The second one is Of Human Bondage by W. Somerset Maughm, specifically the Paris segment, in which Philip is in Paris attempting to become a great painter. I love books about painting when it comes to thinking about art (I discovered the “Unconscious Incompetence/to/Conscious Incompetence/to/Conscious Competence/to/Unconscious Competence” concept of stages of developing mastery of a mode of art via a book on oil painting and composition, and it’s really helped me gauge my progress, which is kind of neat.) Back to Of Human Bondage, though–it’s a heartbreaking segment, and really shook me up at the time because it deals with the whole “you just have to believe in yourself, even when others tell you you don’t have what it takes, just keep working hard and believing, and you’ll succeed!” idea that even now bounces around in writing advice columns. There was a documentary about kids going to Hollywood to attend seminars and workshops in the hopes of becoming a huge child star in film, and some of their agents call it being “killed by encouragement” because everyone thinks they’ll be that *one* breakout that defies all the odds. Stephen King being told in college that he sucked as a writer and would never have a career could certainly be the modern version of that. It’s a beautiful, terrifying read, though, and well worth checking out, in my opinion, if you haven’t already!
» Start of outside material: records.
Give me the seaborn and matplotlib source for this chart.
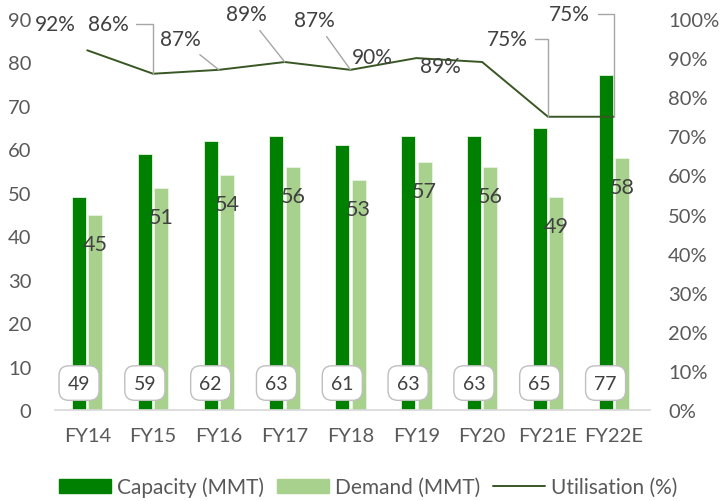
import numpy as np
import pandas as pd
import matplotlib
matplotlib.use("Agg")
import matplotlib.pyplot as plt
from matplotlib.patches import Patch
from matplotlib.lines import Line2D
from matplotlib.ticker import PercentFormatter
import seaborn as sns

years = ["FY14", "FY15", "FY16", "FY17", "FY18", "FY19", "FY20", "FY21E", "FY22E"]
capacity = [49, 59, 62, 63, 61, 63, 63, 65, 77]
demand = [45, 51, 54, 56, 53, 57, 56, 49, 58]
utilisation = [0.92, 0.86, 0.87, 0.89, 0.87, 0.90, 0.89, 0.75, 0.75]
util_labels = ["92%", "86%", "87%", "89%", "87%", "90%", "89%", "75%", "75%"]

# label offsets (pixels) and leader style for utilisation labels
util_offsets = [(-32, 26), (-45, 50), (-39, 31), (-38, 48), (-36, 50),
                (-44, 1), (-42, -4), (-41, 78), (-44, 103)]
util_leader = [None, "elbow", "straight", "straight", "straight",
               None, None, "elbow", "elbow"]

DARK = "#008000"
LIGHT = "#a9d18e"
LINE = "#385723"
TXT = "#595959"
LBL = "#404040"

sns.set_theme(style="white")
plt.rcParams["font.family"] = ["Lato", "DejaVu Sans"]

df = pd.DataFrame({
    "Year": years * 2,
    "Value": capacity + demand,
    "Series": ["Capacity (MMT)"] * len(years) + ["Demand (MMT)"] * len(years),
})
udf = pd.DataFrame({"pos": np.arange(len(years)), "util": utilisation})

fig = plt.figure(figsize=(7.22, 5.02), dpi=100)
ax = fig.add_axes([55 / 722, 1 - 411 / 502, 595 / 722, 391 / 502])

sns.barplot(data=df, x="Year", y="Value", hue="Series", palette=[DARK, LIGHT],
            width=0.5, gap=0.15, ax=ax, legend=False, saturation=1,
            edgecolor="#e8f3e0", linewidth=0.6)
ax.set_ylim(0, 90)
ax.set_yticks(range(0, 91, 10))
ax.set_xlim(-0.49, 8.55)
ax.set_xlabel("")
ax.set_ylabel("")
for s in ["top", "right", "left"]:
    ax.spines[s].set_visible(False)
ax.spines["bottom"].set_color("#d9d9d9")
ax.tick_params(axis="y", length=0, pad=17, labelsize=14.5, labelcolor=TXT)
ax.tick_params(axis="x", length=0, pad=12, labelsize=14.5, labelcolor=TXT)

# capacity labels in rounded boxes near the base
for bar, v in zip(ax.containers[0], capacity):
    ax.text(bar.get_x() + bar.get_width() / 2, 6.2, f"{v}", ha="center", va="center",
            fontsize=14, color=LBL, zorder=5,
            bbox=dict(boxstyle="round,pad=0.45,rounding_size=0.5", fc="white",
                      ec="#bfbfbf", lw=1))

# demand labels inside end
for bar, v in zip(ax.containers[1], demand):
    ax.annotate(f"{v}", (bar.get_x() + bar.get_width() / 2, v), xytext=(0, -29),
                textcoords="offset pixels", ha="center", va="center",
                fontsize=15.5, color=LBL, zorder=5)

ax2 = ax.twinx()
sns.lineplot(data=udf, x="pos", y="util", color=LINE, lw=1.4, ax=ax2)
ax2.set_ylim(0, 1)
ax2.set_yticks(np.arange(0, 1.01, 0.1))
ax2.yaxis.set_major_formatter(PercentFormatter(1.0, decimals=0))
ax2.set_ylabel("")
ax2.set_xlabel("")
for s in ["top", "right", "left", "bottom"]:
    ax2.spines[s].set_visible(False)
ax2.tick_params(axis="y", length=0, pad=13, labelsize=14.5, labelcolor=TXT)

for i, (u, lab, off, lead) in enumerate(zip(utilisation, util_labels, util_offsets, util_leader)):
    kw = dict(xy=(i, u), xytext=off, textcoords="offset pixels", ha="center",
              va="center", fontsize=15, color=LBL)
    if lead == "elbow":
        kw["arrowprops"] = dict(arrowstyle="-", color="#a6a6a6", lw=1,
                                connectionstyle="angle,angleA=0,angleB=90,rad=0",
                                shrinkA=3, shrinkB=0)
    elif lead == "straight":
        kw["arrowprops"] = dict(arrowstyle="-", color="#a6a6a6", lw=1,
                                shrinkA=3, shrinkB=0)
    ax2.annotate(lab, **kw)

handles = [Patch(color=DARK, label="Capacity (MMT)"),
           Patch(color=LIGHT, label="Demand (MMT)"),
           Line2D([], [], color=LINE, lw=1.4, label="Utilisation (%)")]
leg = fig.legend(handles=handles, loc="center", bbox_to_anchor=(0.51, 1 - 488 / 502),
                 ncol=3, frameon=False, fontsize=15, handlelength=2.5, handleheight=0.65,
                 columnspacing=0.6, handletextpad=0.3)
for t in leg.get_texts():
    t.set_color(TXT)

fig.savefig("out.png", dpi=100)
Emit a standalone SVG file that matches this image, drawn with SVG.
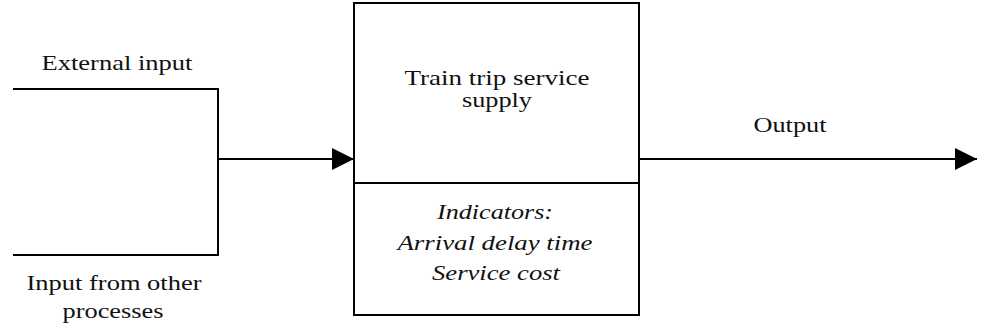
<svg xmlns="http://www.w3.org/2000/svg" width="988" height="331" viewBox="0 0 988 331">
  <style>
    .ln { stroke: #000; stroke-width: 2; fill: none; }
    text { font-family: 'Liberation Serif', 'DejaVu Serif', serif; font-size: 21px; fill: #111; text-anchor: middle; }
    .it { font-style: italic; }
  </style>
  <defs>
    <marker id="head" viewBox="0 0 22 22" markerWidth="22" markerHeight="22" refX="22" refY="11" orient="auto" markerUnits="userSpaceOnUse">
      <path d="M0,0 L22,11 L0,22 Z" fill="#000"/>
    </marker>
  </defs>

  <!-- process box with upper title and lower indicator panel -->
  <g id="process" font-family="Liberation Serif, serif">
    <rect class="ln" x="354" y="3" width="285" height="312"/>
    <line class="ln" x1="354" y1="183" x2="639" y2="183"/>
    <text x="497" y="85" textLength="185" lengthAdjust="spacingAndGlyphs">Train trip service</text>
    <text x="497" y="107" textLength="70" lengthAdjust="spacingAndGlyphs">supply</text>
    <text class="it" x="495" y="219" textLength="116" lengthAdjust="spacingAndGlyphs">Indicators:</text>
    <text class="it" x="495" y="250" textLength="195" lengthAdjust="spacingAndGlyphs">Arrival delay time</text>
    <text class="it" x="496" y="280" textLength="128" lengthAdjust="spacingAndGlyphs">Service cost</text>
  </g>

  <!-- input labels -->
  <g id="external-input">
    <text x="117" y="70" textLength="151" lengthAdjust="spacingAndGlyphs">External input</text>
  </g>
  <g id="other-input">
    <text x="114" y="290" textLength="175" lengthAdjust="spacingAndGlyphs">Input from other</text>
    <text x="113" y="318" textLength="101" lengthAdjust="spacingAndGlyphs">processes</text>
  </g>
  <g id="output">
    <text x="790" y="132" textLength="73" lengthAdjust="spacingAndGlyphs">Output</text>
  </g>

  <!-- connectors -->
  <g id="connectors">
    <polyline class="ln" points="13,89 218,89 218,255 13,255"/>
    <line class="ln" x1="218" y1="159" x2="354" y2="159" marker-end="url(#head)"/>
    <line class="ln" x1="639" y1="159" x2="977" y2="159" marker-end="url(#head)"/>
  </g>
</svg>
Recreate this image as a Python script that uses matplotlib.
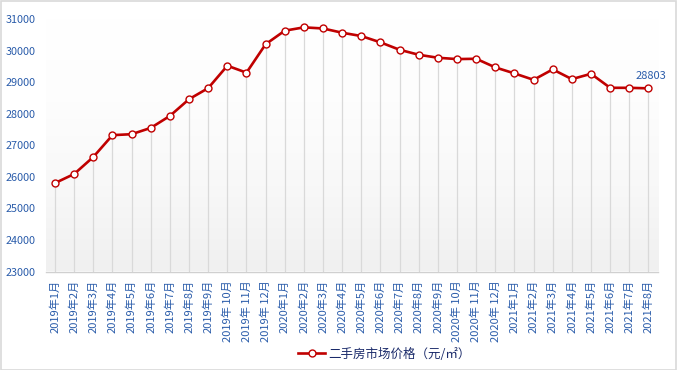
import matplotlib
matplotlib.use("Agg")
import matplotlib.pyplot as plt
import numpy as np
from matplotlib.patches import Rectangle
from matplotlib.colors import LinearSegmentedColormap

plt.rcParams['font.family'] = ['Noto Sans CJK SC', 'DejaVu Sans']

months = ["2019年1月", "2019年2月", "2019年3月", "2019年4月", "2019年5月", "2019年6月",
          "2019年7月", "2019年8月", "2019年9月", "2019年 10月", "2019年 11月", "2019年 12月",
          "2020年1月", "2020年2月", "2020年3月", "2020年4月", "2020年5月", "2020年6月",
          "2020年7月", "2020年8月", "2020年9月", "2020年 10月", "2020年 11月", "2020年 12月",
          "2021年1月", "2021年2月", "2021年3月", "2021年4月", "2021年5月", "2021年6月",
          "2021年7月", "2021年8月"]
prices = [25803, 26090, 26630, 27320, 27350, 27550, 27930, 28460, 28810, 29520, 29300, 30200,
          30630, 30735, 30700, 30565, 30460, 30260, 30025, 29867, 29772, 29730, 29740, 29467,
          29276, 29073, 29403, 29095, 29264, 28820, 28820, 28803]
yticks = [23000, 24000, 25000, 26000, 27000, 28000, 29000, 30000, 31000]
series_name = "二手房市场价格（元/㎡）"

W, H = 677, 370
fig = plt.figure(figsize=(W / 100, H / 100), dpi=100)
fig.patch.set_facecolor("white")
ax = fig.add_axes([45.5 / W, 1 - 271.5 / H, (658 - 45.5) / W, (271.5 - 19) / H])

x = np.arange(len(prices))
n = len(prices)

# gradient background: white at top, light gray at bottom
grad = np.linspace(0, 1, 256).reshape(-1, 1)
cmap = LinearSegmentedColormap.from_list("g", ["#ffffff", "#fdfdfd", "#f8f8f8", "#f0f0f0"])
ax.imshow(grad, aspect="auto", cmap=cmap, extent=(-0.5, n - 0.5, 23000, 31000),
          origin="upper", zorder=0, interpolation="bilinear")
ax.set_xlim(-0.5, n - 0.5)
ax.set_ylim(23000, 31000)

ax.vlines(x, 23000, prices, colors="#d9d9d9", linewidth=0.9, zorder=1)
line, = ax.plot(x, prices, color="#c00000", linewidth=1.9, marker="o", markersize=5,
                markerfacecolor="white", markeredgecolor="#c00000", markeredgewidth=1.0,
                zorder=3, label=series_name)

ax.annotate(f"{prices[-1]}", (x[-1], prices[-1]), xytext=(2, 5), textcoords="offset points",
            ha="center", va="bottom", fontsize=8, color="#2a5caa")

for s in ["top", "right", "left"]:
    ax.spines[s].set_visible(False)
ax.spines["bottom"].set_color("#d0d0d0")
ax.spines["bottom"].set_linewidth(1)

ax.set_yticks(yticks)
ax.set_yticklabels([str(v) for v in yticks], fontsize=7.8, color="#2a5caa")
ax.tick_params(axis="y", length=0, pad=7)
ax.set_xticks(x)
ax.set_xticklabels(months, rotation=90, fontsize=8, color="#2a5caa")
ax.tick_params(axis="x", length=0, pad=6)

leg = fig.legend(handles=[line], loc="center", bbox_to_anchor=(384 / W, 1 - 354 / H),
                 frameon=False, fontsize=9, handlelength=2.2, handletextpad=0.2)
for t in leg.get_texts():
    t.set_color("#1a2a6a")

fig.patches.append(Rectangle((0.5 / W, 0.5 / H), 1 - 1.5 / W, 1 - 1.5 / H, transform=fig.transFigure,
                             fill=False, edgecolor="#d9d9d9", linewidth=1.2))

fig.savefig("out.png", dpi=100)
Loved Bird by Bird, too, as mentioned by the commenter above. It took me a while to get into it, but once I did, I was pretty hooked. I also really enjoyed John Gardner’s book on The Art of Writing, once I got over how his slightly snobbish tone sounds a little like Jafar from Aladdin. 🙂
Oh, and another non-book: Jiro Dreams of Sushi, about the acclaimed Michelin-star sushi chef from Tokyo. I’ve seen it at least three times, and it never fails to completely inspire me.